(Exercise aim)
Search the data below for the word "this" and copy each line that holds it.

(Information shown)
______________________________
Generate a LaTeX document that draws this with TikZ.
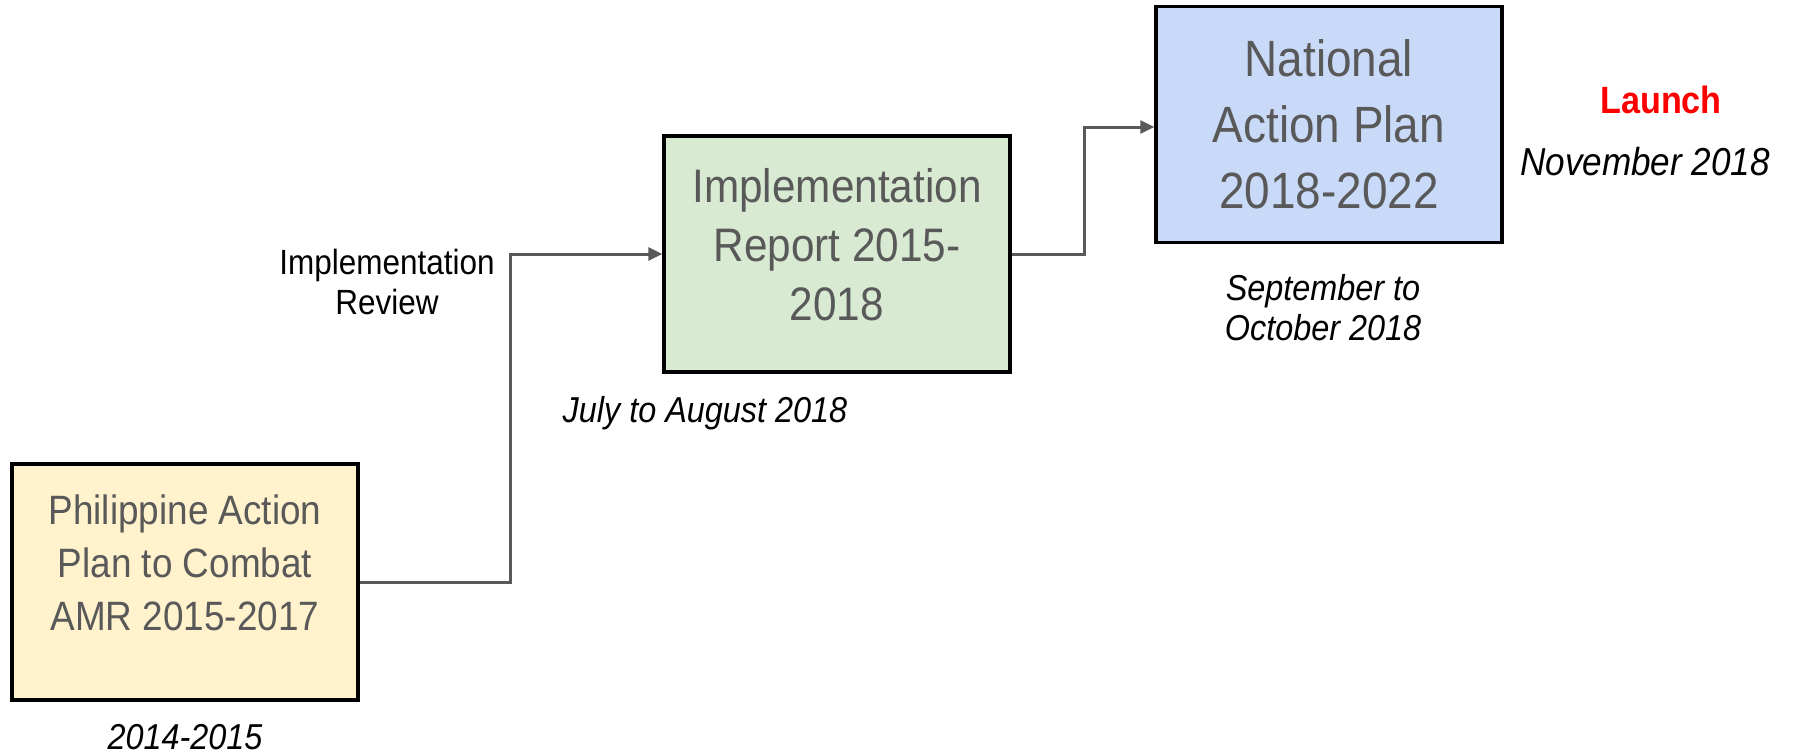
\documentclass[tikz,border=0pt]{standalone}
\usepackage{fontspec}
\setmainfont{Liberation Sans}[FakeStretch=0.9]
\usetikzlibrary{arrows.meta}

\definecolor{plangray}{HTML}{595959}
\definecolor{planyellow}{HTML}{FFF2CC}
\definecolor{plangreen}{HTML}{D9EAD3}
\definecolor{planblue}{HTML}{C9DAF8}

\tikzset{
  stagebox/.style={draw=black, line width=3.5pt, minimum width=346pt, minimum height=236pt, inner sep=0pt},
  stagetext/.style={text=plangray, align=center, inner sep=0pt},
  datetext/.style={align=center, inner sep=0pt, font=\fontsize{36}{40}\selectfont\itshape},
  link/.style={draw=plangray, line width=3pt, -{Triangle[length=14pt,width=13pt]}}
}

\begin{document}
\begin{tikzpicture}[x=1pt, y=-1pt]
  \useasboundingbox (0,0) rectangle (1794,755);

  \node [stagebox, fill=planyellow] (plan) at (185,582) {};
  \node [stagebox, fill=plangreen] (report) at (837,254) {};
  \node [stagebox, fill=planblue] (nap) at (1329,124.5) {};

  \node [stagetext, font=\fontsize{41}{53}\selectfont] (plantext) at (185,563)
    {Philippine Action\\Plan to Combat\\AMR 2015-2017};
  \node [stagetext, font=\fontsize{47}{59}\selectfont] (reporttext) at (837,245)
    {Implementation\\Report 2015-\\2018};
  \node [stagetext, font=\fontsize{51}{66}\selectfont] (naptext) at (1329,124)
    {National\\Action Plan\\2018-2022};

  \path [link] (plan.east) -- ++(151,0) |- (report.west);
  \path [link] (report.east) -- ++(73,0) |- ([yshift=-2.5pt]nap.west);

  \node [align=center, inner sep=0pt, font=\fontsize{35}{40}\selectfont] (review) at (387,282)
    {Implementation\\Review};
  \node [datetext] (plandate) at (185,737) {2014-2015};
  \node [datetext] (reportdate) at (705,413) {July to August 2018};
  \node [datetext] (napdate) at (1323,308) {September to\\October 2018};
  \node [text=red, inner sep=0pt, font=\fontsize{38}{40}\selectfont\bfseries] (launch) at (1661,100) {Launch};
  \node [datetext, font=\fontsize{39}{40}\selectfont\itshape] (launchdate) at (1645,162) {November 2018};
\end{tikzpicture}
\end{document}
______________________________
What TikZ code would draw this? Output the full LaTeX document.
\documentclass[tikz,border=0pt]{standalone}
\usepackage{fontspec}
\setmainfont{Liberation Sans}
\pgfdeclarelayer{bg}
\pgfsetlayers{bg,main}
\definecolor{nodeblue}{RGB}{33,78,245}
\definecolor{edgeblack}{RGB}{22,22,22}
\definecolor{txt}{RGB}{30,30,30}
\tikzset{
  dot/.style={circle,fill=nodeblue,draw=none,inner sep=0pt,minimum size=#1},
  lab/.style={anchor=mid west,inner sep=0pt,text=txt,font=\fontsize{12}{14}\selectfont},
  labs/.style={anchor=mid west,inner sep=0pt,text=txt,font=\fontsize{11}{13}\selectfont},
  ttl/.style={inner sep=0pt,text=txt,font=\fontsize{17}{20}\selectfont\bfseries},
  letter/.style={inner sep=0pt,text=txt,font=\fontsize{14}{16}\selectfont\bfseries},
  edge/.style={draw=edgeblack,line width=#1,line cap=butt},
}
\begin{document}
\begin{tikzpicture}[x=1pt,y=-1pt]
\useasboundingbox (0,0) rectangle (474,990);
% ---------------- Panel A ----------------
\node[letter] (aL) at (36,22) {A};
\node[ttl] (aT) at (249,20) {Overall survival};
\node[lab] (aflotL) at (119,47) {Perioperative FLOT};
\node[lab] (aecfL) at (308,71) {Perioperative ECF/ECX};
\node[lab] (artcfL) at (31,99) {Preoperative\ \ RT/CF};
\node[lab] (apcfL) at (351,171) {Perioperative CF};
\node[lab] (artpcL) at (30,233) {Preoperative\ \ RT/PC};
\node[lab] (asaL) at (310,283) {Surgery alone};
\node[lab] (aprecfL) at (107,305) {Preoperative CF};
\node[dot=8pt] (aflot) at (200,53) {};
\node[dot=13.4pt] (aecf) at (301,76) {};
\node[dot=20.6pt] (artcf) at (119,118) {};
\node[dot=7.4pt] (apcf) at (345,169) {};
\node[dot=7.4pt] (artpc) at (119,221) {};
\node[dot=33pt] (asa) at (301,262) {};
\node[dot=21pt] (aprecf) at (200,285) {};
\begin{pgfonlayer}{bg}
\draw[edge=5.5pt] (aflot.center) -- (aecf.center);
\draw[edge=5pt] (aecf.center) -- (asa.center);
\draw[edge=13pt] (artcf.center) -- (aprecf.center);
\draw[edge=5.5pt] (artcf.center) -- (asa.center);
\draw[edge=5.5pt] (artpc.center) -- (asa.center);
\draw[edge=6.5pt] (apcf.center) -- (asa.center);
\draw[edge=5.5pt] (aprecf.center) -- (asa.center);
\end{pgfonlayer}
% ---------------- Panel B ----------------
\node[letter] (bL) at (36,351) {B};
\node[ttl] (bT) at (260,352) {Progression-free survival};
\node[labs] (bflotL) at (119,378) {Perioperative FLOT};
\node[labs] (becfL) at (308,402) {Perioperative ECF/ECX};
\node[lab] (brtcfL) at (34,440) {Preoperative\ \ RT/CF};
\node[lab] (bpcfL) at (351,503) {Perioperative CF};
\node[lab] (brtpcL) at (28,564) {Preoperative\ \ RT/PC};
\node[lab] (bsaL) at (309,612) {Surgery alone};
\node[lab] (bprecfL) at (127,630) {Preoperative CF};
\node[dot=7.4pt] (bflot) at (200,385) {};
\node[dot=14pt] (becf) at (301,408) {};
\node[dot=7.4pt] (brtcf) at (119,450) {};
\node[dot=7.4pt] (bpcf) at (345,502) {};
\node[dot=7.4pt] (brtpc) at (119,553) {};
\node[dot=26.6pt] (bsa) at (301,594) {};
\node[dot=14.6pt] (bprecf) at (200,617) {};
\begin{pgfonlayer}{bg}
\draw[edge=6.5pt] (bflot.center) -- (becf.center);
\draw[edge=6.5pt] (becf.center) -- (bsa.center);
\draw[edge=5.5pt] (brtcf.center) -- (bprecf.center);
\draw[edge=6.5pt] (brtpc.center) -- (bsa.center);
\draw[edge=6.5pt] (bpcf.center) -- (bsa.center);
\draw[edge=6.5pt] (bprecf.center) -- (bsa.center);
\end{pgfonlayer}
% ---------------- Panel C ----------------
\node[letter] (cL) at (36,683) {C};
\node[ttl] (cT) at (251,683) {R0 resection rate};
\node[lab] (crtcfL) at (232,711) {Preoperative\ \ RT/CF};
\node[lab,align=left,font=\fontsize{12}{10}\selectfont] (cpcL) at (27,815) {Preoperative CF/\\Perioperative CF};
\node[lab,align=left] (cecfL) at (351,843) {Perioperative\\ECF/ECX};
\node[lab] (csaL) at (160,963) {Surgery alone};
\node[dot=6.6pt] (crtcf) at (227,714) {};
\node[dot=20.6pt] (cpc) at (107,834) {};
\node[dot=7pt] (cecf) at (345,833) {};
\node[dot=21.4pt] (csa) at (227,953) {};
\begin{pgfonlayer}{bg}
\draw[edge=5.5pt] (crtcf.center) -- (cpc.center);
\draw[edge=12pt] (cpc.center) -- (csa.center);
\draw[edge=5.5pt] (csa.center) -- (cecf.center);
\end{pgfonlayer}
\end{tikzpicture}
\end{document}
______________________________
(Finished answer)
Generate a LaTeX document that draws this with TikZ.
What TikZ code would draw this? Output the full LaTeX document.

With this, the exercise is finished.